Tras las explicaciones de Iciar creo que todos los padres fuimos conscientes de la complejidad que entraña aprender a leer. El niño nace con la capacidad innata de desarrollar el habla en un entorno hablante, cosa que no ocurre con la lectura, un hito mucho más reciente en la evolución humana que involucra funciones cognitivas más complejas. Se estima que el ser humano pudo empezar a hablar hace más de 50.000 años, mientras que los primeros signos escritos tienen una antigüedad de unos 7.000 años. Como quien dice, aprendimos a leer ayer. Incluso hoy, algunos pueblos indígenas carecen de escritura y la transmisión de conocimientos y tradiciones sigue siendo oral.
La capacidad de disfrutar de la lectura es un don y los dones requieren de cierta facilidad innata. Si un niño dedica numerosos recursos cognitivos a decodificar el sonido de los grafemas y tiene que hacer esfuerzos para recordar las palabras que deletrea, es poco probable que pueda extraer el significado de un texto y mucho menos emocionarse con su lectura.

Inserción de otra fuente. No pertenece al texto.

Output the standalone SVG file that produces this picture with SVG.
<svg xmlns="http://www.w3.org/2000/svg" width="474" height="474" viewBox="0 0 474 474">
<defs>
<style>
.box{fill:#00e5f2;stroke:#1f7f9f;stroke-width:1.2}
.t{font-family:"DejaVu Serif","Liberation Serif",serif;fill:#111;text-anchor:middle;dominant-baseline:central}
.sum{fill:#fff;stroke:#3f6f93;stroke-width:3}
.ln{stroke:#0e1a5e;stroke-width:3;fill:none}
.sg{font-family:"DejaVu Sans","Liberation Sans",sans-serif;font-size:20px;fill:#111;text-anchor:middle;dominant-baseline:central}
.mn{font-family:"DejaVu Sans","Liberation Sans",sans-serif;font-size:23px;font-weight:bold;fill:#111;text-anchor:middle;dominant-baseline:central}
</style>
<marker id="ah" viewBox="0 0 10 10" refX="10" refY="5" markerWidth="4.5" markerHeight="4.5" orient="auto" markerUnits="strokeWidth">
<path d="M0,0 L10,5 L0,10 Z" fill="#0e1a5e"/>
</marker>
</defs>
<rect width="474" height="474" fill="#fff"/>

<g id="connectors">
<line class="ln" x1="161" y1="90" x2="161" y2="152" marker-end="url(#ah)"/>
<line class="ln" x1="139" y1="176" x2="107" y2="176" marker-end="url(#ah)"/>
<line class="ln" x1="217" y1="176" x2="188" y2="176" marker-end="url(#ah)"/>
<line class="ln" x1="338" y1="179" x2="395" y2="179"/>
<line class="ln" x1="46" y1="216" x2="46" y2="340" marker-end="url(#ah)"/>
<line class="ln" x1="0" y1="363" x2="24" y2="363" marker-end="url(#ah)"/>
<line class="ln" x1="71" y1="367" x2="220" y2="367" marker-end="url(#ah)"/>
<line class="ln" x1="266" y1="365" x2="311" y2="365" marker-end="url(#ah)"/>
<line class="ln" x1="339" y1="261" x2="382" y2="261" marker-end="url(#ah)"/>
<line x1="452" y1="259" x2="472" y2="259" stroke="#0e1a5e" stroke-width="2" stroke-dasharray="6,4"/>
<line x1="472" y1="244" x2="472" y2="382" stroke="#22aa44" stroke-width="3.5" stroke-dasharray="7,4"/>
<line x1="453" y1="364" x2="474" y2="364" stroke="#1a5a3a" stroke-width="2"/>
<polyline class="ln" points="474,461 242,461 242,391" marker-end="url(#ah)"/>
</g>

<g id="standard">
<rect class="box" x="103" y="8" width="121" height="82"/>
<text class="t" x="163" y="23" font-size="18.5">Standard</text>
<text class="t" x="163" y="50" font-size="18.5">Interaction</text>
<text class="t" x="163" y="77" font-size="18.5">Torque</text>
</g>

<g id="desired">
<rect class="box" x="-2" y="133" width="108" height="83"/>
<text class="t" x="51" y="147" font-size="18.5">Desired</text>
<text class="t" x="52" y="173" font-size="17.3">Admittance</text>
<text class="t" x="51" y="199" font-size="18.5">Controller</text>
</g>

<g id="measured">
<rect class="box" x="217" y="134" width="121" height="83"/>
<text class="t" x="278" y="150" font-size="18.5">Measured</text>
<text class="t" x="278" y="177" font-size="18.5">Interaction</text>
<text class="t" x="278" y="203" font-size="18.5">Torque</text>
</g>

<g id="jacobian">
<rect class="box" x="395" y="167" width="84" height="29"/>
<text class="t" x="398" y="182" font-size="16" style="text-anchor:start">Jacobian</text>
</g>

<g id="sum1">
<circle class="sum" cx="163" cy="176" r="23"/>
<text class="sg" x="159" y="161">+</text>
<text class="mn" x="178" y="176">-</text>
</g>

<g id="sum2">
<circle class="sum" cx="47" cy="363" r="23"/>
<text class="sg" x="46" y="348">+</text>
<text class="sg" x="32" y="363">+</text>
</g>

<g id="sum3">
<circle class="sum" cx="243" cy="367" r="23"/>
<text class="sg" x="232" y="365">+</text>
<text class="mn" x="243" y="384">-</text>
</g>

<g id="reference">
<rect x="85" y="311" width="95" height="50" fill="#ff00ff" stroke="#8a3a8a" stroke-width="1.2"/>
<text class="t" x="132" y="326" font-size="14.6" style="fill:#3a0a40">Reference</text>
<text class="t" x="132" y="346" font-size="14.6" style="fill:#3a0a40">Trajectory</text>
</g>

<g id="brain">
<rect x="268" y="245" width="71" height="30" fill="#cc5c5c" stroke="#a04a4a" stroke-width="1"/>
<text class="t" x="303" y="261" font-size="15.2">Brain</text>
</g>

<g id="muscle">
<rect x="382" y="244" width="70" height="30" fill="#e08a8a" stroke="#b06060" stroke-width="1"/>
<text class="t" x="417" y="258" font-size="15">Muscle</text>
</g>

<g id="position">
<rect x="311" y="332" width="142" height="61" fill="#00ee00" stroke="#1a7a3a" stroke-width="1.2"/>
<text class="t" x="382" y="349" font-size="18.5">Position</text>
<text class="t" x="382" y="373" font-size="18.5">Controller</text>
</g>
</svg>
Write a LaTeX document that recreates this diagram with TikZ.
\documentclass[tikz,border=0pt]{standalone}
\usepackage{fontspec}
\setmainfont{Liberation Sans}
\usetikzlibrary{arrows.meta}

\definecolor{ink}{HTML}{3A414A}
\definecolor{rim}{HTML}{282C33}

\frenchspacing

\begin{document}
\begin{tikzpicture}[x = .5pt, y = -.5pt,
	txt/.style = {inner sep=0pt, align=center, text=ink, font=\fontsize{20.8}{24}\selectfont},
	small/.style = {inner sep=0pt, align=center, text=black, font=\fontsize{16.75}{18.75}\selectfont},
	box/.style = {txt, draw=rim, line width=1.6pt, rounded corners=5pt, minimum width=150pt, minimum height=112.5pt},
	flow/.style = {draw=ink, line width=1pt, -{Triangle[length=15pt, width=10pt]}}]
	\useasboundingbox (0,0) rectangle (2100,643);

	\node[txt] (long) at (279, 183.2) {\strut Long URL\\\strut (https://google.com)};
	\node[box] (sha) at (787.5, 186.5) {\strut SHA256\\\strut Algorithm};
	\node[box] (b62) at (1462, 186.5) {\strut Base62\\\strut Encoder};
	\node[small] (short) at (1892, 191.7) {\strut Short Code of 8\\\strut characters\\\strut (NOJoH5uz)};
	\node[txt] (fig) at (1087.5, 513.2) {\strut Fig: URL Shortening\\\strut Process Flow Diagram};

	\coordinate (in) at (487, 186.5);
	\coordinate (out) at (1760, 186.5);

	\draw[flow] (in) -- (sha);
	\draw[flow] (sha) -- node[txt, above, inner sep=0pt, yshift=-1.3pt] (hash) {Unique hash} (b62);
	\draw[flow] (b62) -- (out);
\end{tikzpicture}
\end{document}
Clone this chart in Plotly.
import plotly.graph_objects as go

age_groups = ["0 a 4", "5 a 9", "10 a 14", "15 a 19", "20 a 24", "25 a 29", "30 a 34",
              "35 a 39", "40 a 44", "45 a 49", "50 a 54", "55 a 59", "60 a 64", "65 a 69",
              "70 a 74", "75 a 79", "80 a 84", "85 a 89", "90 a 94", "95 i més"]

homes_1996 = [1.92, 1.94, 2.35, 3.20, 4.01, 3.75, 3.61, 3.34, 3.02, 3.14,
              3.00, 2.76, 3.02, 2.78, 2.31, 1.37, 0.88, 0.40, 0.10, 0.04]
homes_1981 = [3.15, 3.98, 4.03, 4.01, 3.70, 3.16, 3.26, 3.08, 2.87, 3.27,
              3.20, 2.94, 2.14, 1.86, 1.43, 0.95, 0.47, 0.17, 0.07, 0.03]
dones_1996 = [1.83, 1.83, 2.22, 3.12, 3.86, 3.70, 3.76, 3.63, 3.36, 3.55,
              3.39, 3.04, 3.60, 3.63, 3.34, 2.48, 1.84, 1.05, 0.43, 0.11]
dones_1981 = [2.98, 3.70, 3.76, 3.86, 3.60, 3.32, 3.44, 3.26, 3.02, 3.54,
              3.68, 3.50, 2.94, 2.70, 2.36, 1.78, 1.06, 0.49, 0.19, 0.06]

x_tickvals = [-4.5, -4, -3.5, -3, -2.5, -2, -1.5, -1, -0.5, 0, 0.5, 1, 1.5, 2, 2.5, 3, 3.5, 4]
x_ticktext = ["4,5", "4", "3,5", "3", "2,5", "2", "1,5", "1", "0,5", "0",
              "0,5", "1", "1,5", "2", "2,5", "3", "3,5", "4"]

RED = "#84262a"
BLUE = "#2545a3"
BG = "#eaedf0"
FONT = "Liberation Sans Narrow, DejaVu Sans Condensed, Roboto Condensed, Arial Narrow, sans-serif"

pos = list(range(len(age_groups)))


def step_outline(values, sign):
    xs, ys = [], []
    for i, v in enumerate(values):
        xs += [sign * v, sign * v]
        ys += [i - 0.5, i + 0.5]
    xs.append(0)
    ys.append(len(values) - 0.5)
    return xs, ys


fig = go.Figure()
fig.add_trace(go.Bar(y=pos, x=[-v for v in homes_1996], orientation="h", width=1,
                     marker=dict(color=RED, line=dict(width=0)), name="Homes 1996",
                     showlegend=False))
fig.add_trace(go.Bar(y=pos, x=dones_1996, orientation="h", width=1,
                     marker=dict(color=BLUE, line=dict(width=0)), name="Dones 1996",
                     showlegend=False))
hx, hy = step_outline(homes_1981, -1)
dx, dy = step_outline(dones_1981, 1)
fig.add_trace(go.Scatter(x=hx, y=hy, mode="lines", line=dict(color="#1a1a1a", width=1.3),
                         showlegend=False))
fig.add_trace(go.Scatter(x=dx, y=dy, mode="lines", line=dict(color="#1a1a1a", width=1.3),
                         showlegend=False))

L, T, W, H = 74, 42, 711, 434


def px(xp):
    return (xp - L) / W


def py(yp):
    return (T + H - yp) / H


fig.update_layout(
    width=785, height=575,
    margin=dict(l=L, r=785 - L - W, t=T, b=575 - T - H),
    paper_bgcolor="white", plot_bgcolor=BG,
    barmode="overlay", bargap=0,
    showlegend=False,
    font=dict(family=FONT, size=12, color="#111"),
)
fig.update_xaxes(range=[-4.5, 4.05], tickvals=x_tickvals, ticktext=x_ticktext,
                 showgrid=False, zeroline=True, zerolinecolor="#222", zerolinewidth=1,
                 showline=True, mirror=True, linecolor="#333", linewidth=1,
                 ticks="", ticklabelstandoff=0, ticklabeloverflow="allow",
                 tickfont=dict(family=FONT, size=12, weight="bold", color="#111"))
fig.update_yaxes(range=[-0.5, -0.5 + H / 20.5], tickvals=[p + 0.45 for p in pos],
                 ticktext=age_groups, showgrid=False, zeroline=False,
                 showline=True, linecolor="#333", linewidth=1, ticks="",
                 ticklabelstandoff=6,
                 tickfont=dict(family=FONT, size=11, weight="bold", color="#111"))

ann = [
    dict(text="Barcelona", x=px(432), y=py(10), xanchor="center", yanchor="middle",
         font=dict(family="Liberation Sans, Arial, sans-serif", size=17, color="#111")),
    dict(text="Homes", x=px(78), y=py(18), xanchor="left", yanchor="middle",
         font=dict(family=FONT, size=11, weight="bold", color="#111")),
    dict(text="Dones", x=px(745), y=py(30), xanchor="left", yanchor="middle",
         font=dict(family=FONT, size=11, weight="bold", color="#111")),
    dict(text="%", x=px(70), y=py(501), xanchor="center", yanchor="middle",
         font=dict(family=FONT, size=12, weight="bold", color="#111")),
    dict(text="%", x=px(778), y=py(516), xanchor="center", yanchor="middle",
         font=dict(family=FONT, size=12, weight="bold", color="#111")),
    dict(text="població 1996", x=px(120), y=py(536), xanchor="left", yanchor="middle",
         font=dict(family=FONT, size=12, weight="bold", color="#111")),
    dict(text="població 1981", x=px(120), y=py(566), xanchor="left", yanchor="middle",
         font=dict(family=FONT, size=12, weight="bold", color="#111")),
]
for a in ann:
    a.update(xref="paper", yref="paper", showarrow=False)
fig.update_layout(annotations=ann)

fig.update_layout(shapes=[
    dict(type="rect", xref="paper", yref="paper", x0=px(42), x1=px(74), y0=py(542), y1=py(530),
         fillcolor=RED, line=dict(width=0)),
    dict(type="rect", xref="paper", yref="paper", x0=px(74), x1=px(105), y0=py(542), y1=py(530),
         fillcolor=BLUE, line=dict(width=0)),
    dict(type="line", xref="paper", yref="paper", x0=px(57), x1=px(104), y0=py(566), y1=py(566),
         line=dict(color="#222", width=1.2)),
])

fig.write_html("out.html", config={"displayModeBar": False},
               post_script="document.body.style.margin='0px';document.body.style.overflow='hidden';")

Dicho lo anterior, nuestros hijos necesitan aprender a leer con fluidez suficiente para valerse del código escrito en su vida cotidiana. Busquemos formas creativas de acercarles la lectura cuando las metodologías «convencionales» no funcionen con ellos. Convirtamos ese aprendizaje en un juego a través del cual estimular todos los aspectos implicados en el acto de leer; simplifiquemos la lectura con todos los instrumentos de los que dispongamos para hacer de ella una herramienta eficaz de comunicación y transmisión de conocimientos. Quién sabe si, a pesar de los obstáculos iniciales, nuestro hijo terminará además disfrutando con la lectura de un buen libro. Pero sobre todo, no nos obcequemos con el «a fuerza de leer, se le acaba cogiendo el gusto». Esto sirve para el niño que no tiene problemas. Pero si no queremos que el cuarto de nuestro hijo esté lleno de libros sin estrenar, enseñémosle a leer cómo le enseñamos a vivir, implicando todos nuestros sentidos en la tarea.
Quiero dar las gracias al equipo de BlaBla por publicar esta entrada en su blog. Confío en haber sabido reflejar un poquito de lo que he aprendido en el taller.